STATED TASK -
Scan the following material for the string "this" and copy each line in which it appears.

EXERCISE INPUT -
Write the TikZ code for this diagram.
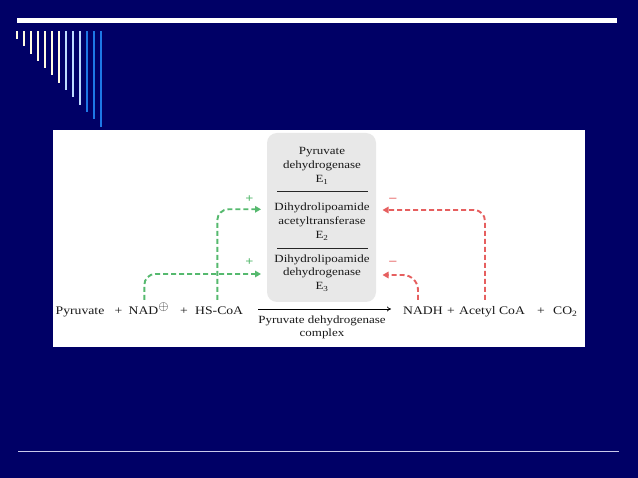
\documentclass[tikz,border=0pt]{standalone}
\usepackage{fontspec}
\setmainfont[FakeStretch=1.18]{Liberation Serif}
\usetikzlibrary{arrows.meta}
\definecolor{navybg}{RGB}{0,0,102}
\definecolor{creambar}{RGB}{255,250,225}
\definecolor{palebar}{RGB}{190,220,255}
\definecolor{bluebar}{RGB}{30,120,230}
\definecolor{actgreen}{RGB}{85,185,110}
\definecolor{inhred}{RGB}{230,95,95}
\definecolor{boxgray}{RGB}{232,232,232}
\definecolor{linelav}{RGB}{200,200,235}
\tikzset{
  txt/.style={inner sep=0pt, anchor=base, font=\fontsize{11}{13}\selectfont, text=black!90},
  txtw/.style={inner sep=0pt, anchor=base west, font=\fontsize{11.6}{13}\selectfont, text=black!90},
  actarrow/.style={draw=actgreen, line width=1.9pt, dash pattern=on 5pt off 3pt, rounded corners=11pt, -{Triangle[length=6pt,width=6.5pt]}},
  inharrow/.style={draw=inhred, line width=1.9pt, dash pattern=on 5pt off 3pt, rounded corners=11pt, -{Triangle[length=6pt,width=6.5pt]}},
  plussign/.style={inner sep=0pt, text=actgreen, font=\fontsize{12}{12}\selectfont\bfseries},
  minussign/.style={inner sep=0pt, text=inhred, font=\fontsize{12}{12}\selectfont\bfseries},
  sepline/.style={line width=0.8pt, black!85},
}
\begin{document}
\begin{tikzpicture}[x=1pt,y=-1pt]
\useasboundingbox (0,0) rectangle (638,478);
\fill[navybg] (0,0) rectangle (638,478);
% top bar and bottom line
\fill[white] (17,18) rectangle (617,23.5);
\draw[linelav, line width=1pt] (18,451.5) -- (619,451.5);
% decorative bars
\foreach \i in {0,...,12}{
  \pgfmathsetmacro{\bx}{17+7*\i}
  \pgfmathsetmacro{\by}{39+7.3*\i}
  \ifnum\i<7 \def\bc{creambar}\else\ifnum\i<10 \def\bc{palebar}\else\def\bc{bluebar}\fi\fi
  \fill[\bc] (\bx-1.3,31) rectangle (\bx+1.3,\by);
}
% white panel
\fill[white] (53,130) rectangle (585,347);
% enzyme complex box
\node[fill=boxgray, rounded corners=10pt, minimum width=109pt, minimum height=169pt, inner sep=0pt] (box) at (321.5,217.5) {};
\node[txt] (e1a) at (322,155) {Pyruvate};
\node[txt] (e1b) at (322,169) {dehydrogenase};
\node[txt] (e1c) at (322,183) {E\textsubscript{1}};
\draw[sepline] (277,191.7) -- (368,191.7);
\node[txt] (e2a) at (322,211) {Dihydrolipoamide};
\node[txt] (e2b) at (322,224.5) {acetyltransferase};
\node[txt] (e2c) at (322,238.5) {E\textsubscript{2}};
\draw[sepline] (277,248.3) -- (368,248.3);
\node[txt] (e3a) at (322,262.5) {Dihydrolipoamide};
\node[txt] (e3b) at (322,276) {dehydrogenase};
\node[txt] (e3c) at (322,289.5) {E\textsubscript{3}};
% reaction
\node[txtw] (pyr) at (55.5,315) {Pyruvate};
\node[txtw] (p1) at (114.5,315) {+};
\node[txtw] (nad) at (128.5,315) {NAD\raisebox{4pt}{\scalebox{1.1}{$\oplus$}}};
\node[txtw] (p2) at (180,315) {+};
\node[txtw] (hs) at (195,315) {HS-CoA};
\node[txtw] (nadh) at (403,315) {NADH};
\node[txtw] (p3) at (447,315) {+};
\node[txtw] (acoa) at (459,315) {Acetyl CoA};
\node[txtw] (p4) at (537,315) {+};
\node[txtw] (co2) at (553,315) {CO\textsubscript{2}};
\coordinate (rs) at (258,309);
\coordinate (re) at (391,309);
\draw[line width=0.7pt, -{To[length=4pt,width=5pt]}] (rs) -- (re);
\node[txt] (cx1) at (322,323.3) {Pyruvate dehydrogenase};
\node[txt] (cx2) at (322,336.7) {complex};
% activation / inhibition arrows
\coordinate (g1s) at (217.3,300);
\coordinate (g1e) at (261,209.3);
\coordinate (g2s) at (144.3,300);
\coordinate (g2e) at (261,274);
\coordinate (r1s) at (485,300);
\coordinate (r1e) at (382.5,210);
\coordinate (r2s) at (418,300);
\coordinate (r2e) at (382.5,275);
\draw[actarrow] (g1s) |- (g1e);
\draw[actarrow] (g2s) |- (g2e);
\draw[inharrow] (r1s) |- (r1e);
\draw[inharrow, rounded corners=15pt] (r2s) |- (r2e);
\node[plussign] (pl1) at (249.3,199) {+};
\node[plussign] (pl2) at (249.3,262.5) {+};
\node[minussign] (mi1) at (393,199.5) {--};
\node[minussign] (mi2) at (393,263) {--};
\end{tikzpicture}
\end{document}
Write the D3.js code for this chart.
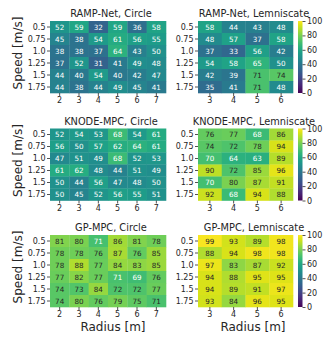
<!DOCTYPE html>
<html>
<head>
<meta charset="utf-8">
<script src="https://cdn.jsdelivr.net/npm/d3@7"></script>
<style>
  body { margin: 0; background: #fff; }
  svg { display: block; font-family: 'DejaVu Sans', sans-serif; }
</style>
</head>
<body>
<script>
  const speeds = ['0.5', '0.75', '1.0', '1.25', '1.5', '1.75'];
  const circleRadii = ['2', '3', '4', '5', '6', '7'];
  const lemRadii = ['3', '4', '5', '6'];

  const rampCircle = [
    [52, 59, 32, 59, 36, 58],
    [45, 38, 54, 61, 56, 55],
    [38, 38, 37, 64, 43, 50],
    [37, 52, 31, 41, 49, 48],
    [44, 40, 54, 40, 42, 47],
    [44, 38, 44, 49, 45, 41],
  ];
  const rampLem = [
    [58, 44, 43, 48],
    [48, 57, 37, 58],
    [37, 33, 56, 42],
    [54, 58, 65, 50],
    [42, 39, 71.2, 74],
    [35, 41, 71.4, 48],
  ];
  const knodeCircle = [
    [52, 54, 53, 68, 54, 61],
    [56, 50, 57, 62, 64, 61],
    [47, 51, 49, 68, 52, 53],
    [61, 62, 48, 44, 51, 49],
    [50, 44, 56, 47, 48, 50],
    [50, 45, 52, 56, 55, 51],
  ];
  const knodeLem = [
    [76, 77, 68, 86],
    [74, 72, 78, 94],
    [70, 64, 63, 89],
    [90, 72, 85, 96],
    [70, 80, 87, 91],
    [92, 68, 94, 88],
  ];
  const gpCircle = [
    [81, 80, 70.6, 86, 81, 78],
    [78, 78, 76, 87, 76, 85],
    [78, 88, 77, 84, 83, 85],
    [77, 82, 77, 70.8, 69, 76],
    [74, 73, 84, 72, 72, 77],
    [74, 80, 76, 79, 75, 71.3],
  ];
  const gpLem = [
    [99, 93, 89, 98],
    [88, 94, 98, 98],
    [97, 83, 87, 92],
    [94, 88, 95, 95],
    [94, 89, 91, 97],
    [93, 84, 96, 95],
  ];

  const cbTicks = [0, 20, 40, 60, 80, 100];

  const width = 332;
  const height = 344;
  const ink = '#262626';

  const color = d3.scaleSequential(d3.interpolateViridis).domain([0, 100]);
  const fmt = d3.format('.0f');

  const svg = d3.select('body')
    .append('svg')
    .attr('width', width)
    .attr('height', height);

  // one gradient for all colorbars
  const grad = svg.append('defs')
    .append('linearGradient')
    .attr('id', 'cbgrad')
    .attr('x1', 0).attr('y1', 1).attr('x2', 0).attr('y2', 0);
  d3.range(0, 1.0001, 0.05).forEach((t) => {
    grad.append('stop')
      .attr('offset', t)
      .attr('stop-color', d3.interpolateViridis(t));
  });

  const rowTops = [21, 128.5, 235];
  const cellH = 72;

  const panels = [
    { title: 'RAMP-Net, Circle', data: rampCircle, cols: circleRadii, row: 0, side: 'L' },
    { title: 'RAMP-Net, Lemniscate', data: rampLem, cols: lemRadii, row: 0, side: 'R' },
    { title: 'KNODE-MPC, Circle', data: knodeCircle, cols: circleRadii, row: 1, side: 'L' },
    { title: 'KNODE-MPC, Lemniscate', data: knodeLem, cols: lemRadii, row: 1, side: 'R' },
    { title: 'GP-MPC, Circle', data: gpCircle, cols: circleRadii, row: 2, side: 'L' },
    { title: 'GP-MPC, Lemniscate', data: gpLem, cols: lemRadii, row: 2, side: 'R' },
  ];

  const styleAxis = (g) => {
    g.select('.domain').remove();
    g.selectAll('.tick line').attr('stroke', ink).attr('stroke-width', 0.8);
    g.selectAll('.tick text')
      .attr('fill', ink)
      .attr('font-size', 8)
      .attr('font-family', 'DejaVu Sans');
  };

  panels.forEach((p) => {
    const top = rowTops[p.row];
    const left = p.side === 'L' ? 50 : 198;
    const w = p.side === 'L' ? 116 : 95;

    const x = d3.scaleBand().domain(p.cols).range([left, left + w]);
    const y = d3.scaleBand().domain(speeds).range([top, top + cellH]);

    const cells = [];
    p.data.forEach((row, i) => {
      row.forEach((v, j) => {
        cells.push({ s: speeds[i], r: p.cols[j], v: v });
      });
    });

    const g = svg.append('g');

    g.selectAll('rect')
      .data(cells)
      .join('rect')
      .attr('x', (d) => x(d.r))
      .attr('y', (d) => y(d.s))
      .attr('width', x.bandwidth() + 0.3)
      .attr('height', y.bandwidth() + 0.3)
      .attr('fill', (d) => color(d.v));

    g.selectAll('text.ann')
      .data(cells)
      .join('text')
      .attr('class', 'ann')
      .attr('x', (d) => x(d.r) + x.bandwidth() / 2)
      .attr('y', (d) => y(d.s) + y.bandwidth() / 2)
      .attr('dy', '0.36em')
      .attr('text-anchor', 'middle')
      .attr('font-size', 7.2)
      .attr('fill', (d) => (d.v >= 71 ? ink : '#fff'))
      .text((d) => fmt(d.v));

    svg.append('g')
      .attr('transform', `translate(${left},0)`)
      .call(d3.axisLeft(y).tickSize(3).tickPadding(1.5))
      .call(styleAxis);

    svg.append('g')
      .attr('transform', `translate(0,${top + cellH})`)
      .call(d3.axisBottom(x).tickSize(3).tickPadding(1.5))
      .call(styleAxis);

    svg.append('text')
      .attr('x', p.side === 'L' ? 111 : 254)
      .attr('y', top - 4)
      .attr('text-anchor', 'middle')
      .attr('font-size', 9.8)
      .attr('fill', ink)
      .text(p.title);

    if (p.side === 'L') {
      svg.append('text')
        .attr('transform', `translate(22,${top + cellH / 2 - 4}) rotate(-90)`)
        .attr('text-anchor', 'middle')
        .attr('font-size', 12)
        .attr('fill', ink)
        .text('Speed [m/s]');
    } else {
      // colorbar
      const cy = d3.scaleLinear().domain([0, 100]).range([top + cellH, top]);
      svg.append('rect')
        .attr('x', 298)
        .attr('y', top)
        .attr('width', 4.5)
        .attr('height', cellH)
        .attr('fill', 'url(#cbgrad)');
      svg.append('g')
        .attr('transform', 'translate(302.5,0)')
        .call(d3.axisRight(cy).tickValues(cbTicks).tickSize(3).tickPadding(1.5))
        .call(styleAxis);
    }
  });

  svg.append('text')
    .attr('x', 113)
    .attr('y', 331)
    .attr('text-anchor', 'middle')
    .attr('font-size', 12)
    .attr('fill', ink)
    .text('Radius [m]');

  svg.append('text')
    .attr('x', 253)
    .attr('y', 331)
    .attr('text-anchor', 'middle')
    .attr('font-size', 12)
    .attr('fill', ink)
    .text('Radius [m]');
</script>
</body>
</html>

FINAL ANSWER -
Write the TikZ code for this diagram.
Write the D3.js code for this chart.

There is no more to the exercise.